▸ What this task involves
In the records below, find the line containing "Rebuild this chart" and the line containing "yticks = [700, 800, 900, 1000, 1100, 1200, 1300, 1400, 1500]". Give again exactly those lines and every line between them, omitting the pictures.

[start of Supplied records]

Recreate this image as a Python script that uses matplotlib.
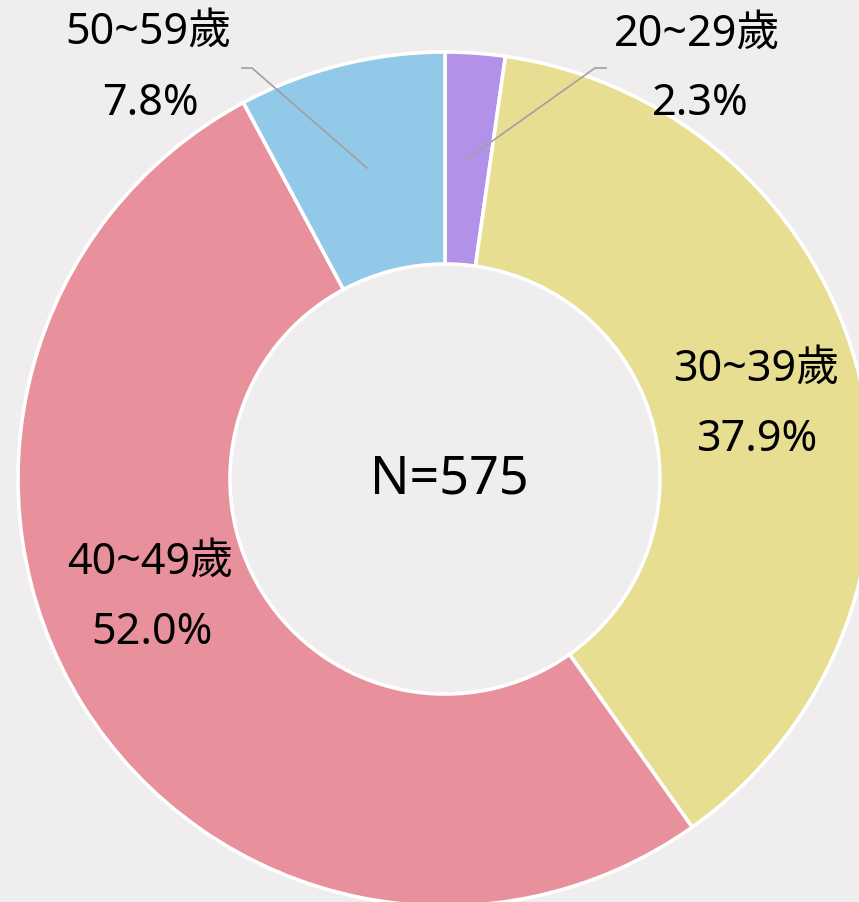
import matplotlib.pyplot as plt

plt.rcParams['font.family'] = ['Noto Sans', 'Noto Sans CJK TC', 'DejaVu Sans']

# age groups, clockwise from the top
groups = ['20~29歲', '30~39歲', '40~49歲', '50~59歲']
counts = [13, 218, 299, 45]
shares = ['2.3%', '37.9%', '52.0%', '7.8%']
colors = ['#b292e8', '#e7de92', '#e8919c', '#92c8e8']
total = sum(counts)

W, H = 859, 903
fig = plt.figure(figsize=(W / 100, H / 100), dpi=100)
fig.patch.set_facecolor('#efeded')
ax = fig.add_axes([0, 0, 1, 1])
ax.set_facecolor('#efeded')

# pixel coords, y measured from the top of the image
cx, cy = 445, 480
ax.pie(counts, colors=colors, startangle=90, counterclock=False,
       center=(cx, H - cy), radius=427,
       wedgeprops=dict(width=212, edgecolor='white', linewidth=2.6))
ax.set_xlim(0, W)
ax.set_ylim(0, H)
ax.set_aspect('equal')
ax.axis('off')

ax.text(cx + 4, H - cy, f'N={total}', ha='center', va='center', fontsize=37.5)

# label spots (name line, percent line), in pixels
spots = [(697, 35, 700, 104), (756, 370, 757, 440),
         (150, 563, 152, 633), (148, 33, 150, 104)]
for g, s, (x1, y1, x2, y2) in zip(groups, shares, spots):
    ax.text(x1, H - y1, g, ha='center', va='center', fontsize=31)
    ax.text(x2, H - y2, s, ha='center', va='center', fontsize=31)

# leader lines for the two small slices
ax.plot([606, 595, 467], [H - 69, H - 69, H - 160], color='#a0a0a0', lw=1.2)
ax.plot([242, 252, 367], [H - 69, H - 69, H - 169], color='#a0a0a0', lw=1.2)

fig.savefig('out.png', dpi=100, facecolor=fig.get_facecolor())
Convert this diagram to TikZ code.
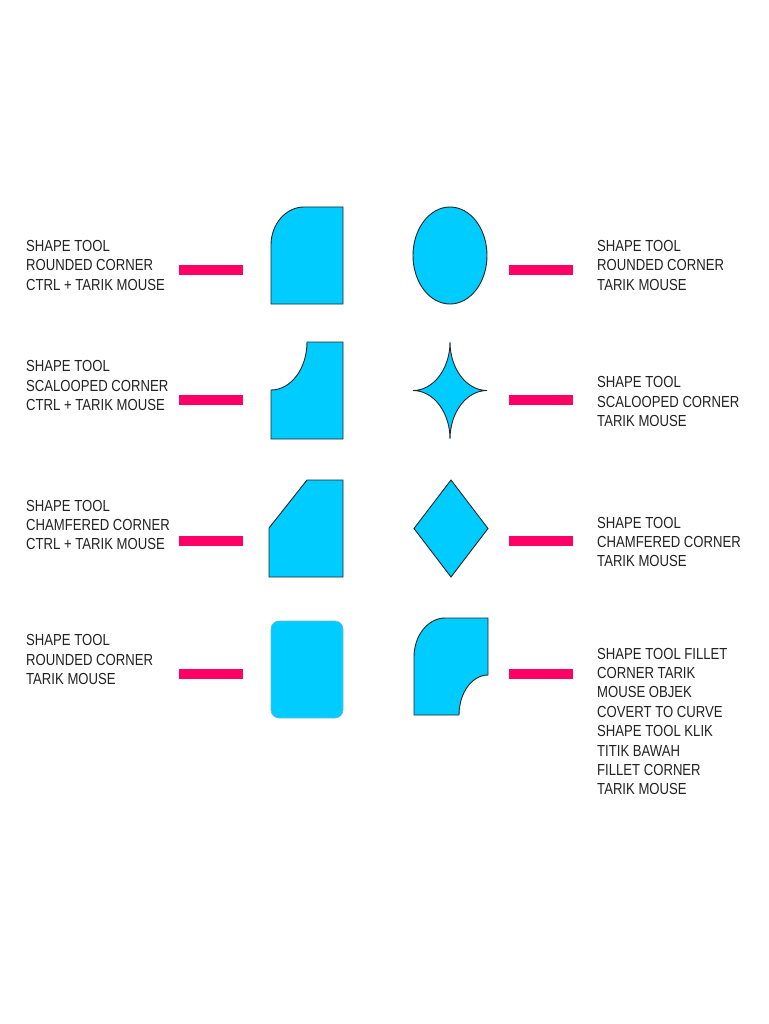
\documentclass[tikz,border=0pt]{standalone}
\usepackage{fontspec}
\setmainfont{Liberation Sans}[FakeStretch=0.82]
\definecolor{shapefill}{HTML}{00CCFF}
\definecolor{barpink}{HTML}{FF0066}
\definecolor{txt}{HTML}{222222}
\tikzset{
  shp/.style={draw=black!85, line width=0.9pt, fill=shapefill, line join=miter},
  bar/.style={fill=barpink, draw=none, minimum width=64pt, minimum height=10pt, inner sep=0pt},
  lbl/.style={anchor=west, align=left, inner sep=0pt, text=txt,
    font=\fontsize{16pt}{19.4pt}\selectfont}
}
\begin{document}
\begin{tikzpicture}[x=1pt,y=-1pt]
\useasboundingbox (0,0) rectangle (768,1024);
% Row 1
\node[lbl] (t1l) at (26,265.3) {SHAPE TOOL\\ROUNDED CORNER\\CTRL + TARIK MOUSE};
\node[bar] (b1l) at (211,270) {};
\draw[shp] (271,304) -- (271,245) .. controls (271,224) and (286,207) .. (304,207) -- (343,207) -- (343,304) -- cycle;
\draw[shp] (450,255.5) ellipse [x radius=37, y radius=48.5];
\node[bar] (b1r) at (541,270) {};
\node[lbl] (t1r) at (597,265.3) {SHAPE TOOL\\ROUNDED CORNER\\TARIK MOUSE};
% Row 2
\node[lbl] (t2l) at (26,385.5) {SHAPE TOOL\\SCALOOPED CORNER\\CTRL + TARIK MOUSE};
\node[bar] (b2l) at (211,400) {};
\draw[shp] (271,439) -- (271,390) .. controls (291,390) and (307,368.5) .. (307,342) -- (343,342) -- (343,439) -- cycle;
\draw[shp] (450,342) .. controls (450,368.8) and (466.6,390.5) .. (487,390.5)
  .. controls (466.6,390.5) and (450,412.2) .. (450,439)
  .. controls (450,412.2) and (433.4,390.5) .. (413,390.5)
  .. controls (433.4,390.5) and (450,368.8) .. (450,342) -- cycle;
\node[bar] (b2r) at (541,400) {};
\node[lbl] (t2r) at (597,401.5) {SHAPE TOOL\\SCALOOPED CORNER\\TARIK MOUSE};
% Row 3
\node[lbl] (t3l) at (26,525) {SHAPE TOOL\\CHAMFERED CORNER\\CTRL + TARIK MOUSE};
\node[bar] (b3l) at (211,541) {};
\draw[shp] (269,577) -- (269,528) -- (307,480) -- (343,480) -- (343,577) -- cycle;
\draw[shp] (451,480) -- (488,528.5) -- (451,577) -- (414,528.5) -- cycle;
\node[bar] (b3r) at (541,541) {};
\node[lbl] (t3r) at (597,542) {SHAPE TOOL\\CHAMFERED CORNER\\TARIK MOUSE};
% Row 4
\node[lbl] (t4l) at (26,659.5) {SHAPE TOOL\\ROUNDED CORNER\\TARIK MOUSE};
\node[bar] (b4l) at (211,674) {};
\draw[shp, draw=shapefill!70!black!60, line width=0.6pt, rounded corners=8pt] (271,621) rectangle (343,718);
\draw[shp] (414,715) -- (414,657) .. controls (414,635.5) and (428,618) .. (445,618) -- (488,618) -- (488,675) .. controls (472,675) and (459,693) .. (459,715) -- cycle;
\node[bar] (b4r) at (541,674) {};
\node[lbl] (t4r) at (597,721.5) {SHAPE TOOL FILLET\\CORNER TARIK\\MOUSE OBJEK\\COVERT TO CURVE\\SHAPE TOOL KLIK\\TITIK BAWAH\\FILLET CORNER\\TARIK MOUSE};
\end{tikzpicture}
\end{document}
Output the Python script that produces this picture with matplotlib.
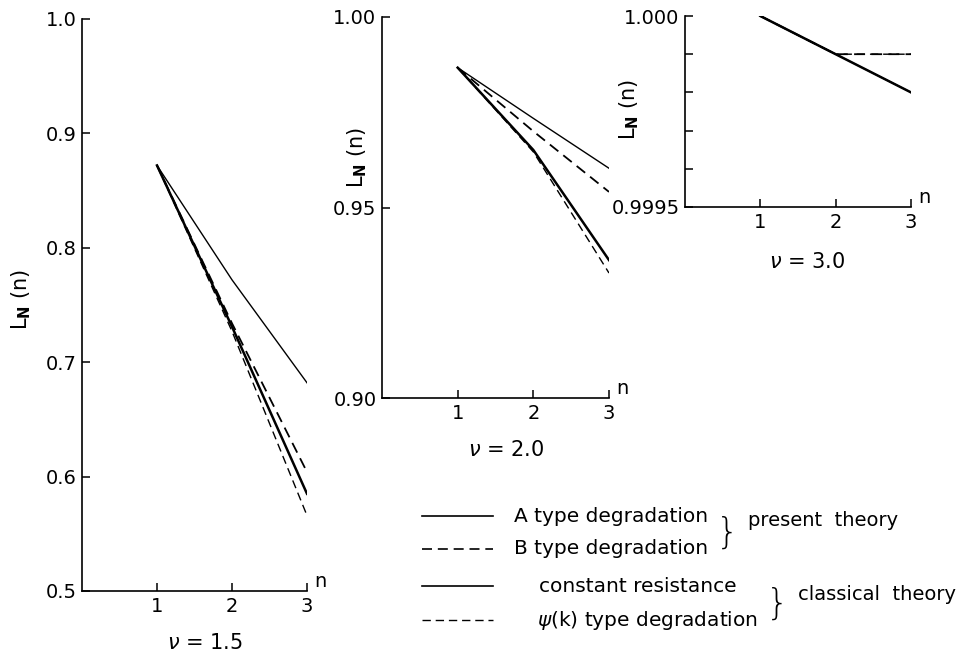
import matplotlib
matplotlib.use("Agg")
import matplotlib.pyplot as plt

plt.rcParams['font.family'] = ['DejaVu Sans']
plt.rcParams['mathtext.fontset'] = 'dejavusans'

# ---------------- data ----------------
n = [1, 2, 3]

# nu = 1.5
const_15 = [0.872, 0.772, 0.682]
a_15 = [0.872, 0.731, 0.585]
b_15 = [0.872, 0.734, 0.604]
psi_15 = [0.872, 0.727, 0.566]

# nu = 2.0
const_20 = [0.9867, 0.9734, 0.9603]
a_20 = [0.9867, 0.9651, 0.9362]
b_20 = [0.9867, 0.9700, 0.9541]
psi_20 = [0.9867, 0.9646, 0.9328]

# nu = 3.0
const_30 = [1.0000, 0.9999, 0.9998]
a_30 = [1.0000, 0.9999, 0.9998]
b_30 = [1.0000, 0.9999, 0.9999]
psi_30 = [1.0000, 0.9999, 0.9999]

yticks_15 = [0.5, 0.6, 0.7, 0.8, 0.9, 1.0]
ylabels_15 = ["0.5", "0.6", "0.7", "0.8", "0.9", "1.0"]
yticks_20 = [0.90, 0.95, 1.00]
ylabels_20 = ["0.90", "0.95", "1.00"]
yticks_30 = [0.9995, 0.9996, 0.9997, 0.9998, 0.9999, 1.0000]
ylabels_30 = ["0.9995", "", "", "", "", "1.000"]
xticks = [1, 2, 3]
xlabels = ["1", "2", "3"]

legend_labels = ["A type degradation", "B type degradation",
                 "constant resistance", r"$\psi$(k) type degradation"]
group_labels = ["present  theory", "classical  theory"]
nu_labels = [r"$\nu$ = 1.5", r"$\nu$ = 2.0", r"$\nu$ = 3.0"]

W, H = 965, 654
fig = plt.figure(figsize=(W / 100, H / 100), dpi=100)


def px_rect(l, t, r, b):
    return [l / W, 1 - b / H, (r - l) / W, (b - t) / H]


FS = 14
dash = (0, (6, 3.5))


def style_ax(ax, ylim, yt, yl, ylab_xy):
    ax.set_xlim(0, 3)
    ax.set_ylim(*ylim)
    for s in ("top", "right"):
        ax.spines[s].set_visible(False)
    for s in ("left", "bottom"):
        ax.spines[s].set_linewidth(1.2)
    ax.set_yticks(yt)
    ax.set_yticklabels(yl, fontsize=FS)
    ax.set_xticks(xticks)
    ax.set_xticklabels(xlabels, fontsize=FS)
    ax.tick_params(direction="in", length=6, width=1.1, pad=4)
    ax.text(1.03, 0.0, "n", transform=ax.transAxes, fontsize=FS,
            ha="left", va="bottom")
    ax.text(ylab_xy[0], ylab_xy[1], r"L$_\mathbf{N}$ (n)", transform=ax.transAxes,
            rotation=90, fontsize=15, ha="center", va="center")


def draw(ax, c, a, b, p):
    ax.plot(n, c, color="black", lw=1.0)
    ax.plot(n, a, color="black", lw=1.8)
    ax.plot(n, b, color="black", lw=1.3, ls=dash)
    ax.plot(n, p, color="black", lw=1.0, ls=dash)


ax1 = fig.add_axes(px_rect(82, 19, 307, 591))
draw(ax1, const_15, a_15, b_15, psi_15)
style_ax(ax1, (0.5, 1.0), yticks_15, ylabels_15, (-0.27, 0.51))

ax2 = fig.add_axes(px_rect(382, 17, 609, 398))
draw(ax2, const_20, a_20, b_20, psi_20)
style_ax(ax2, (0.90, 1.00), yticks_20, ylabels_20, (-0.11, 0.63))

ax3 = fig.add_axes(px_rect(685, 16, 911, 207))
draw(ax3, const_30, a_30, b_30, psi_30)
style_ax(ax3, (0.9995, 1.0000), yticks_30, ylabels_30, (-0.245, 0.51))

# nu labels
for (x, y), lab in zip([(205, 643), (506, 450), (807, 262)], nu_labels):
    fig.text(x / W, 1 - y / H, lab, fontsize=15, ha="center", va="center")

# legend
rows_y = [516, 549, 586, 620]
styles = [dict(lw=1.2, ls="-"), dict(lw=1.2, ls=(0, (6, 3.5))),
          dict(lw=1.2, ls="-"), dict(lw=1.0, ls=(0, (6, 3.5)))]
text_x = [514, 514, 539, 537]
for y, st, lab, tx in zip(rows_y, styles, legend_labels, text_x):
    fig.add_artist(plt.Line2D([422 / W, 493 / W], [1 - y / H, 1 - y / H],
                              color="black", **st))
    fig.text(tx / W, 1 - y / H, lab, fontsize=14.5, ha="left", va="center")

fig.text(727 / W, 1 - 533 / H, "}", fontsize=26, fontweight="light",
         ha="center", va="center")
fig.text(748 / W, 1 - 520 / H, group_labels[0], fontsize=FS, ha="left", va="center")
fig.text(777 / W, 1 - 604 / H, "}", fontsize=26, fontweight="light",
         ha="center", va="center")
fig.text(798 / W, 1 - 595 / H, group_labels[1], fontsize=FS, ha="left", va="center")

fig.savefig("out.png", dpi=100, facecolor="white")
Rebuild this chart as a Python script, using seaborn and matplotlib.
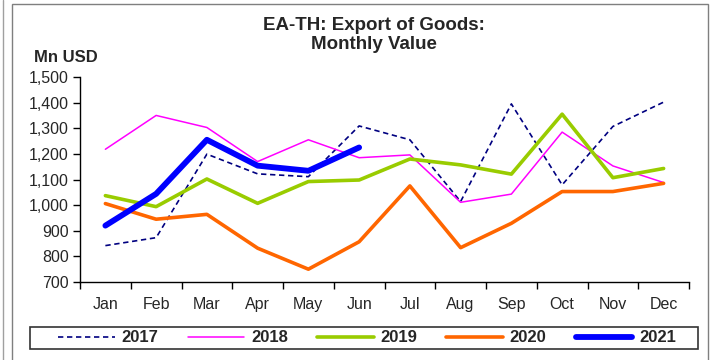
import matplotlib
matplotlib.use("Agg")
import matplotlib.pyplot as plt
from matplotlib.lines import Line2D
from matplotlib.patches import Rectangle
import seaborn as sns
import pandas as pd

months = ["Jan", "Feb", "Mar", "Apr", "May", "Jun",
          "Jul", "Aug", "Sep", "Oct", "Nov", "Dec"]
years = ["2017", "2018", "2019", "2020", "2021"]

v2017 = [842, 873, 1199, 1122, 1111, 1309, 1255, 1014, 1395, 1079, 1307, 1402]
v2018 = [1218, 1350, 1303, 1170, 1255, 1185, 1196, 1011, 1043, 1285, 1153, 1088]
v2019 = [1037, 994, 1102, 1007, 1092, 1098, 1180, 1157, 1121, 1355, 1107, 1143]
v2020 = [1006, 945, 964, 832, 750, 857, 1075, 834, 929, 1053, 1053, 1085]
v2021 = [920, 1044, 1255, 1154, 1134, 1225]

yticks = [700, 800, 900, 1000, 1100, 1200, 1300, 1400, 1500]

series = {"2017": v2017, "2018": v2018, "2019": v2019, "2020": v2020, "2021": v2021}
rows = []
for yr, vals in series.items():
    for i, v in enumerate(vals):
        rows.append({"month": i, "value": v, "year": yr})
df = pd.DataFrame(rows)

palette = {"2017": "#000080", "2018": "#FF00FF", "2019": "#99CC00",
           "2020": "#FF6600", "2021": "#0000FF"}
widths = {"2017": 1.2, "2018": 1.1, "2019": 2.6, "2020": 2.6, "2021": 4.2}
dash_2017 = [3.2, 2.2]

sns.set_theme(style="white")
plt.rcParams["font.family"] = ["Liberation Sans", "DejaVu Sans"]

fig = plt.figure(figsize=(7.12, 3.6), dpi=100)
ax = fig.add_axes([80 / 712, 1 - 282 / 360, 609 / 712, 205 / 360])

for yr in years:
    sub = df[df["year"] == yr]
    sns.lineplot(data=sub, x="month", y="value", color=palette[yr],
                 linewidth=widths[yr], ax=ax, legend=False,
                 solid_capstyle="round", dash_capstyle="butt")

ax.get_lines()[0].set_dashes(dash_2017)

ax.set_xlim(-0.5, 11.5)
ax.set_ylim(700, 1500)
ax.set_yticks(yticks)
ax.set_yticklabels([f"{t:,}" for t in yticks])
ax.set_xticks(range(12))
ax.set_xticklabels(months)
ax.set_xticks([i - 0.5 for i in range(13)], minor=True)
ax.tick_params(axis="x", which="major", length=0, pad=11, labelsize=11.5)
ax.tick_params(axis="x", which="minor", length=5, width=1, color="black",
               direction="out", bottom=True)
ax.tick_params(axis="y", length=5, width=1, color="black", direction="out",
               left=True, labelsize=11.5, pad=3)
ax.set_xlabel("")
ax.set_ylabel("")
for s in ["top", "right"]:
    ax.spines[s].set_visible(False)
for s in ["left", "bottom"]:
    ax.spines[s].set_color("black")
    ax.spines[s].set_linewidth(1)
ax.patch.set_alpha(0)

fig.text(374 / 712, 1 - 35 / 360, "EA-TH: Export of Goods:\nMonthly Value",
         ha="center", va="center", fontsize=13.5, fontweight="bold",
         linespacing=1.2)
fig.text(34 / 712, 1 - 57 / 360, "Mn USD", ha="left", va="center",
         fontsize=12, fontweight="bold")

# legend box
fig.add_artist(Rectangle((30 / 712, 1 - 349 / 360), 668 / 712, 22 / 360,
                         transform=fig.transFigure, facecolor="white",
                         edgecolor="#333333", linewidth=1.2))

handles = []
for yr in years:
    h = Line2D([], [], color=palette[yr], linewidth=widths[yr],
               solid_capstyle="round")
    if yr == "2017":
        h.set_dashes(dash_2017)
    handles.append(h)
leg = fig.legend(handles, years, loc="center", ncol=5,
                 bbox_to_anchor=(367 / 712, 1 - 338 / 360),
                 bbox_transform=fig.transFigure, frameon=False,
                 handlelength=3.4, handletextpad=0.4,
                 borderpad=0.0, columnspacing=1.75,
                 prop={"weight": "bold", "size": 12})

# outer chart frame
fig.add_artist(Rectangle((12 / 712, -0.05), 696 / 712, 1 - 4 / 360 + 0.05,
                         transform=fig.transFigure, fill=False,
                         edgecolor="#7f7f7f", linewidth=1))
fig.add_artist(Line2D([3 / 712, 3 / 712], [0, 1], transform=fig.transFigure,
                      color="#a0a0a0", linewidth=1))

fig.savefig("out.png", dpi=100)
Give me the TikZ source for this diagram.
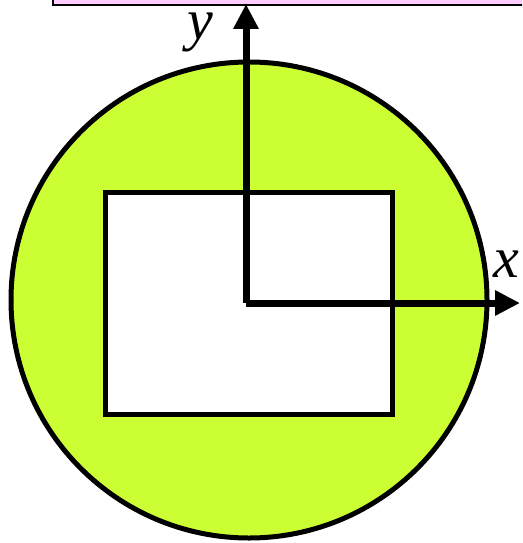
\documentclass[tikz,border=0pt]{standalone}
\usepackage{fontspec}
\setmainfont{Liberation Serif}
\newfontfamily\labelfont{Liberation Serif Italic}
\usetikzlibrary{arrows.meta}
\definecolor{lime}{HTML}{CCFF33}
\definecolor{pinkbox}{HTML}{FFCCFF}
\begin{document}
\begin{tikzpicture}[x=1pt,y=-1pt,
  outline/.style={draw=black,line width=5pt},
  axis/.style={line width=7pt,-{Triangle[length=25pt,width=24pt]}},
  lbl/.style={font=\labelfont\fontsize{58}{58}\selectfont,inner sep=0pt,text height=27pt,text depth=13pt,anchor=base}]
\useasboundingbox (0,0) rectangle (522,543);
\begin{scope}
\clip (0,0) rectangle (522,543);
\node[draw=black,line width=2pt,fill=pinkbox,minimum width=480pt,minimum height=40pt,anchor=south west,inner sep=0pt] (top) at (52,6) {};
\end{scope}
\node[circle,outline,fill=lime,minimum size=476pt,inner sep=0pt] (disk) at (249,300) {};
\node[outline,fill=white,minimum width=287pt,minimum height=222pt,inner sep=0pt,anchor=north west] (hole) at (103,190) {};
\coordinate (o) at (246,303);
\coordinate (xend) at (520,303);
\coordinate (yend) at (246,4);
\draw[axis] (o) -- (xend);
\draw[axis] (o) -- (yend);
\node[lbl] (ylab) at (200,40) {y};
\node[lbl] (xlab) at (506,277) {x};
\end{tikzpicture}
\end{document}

[end of Supplied records]

▸ Result
Rebuild this chart as a Python script, using seaborn and matplotlib.
import matplotlib
matplotlib.use("Agg")
import matplotlib.pyplot as plt
from matplotlib.lines import Line2D
from matplotlib.patches import Rectangle
import seaborn as sns
import pandas as pd

months = ["Jan", "Feb", "Mar", "Apr", "May", "Jun",
          "Jul", "Aug", "Sep", "Oct", "Nov", "Dec"]
years = ["2017", "2018", "2019", "2020", "2021"]

v2017 = [842, 873, 1199, 1122, 1111, 1309, 1255, 1014, 1395, 1079, 1307, 1402]
v2018 = [1218, 1350, 1303, 1170, 1255, 1185, 1196, 1011, 1043, 1285, 1153, 1088]
v2019 = [1037, 994, 1102, 1007, 1092, 1098, 1180, 1157, 1121, 1355, 1107, 1143]
v2020 = [1006, 945, 964, 832, 750, 857, 1075, 834, 929, 1053, 1053, 1085]
v2021 = [920, 1044, 1255, 1154, 1134, 1225]

yticks = [700, 800, 900, 1000, 1100, 1200, 1300, 1400, 1500]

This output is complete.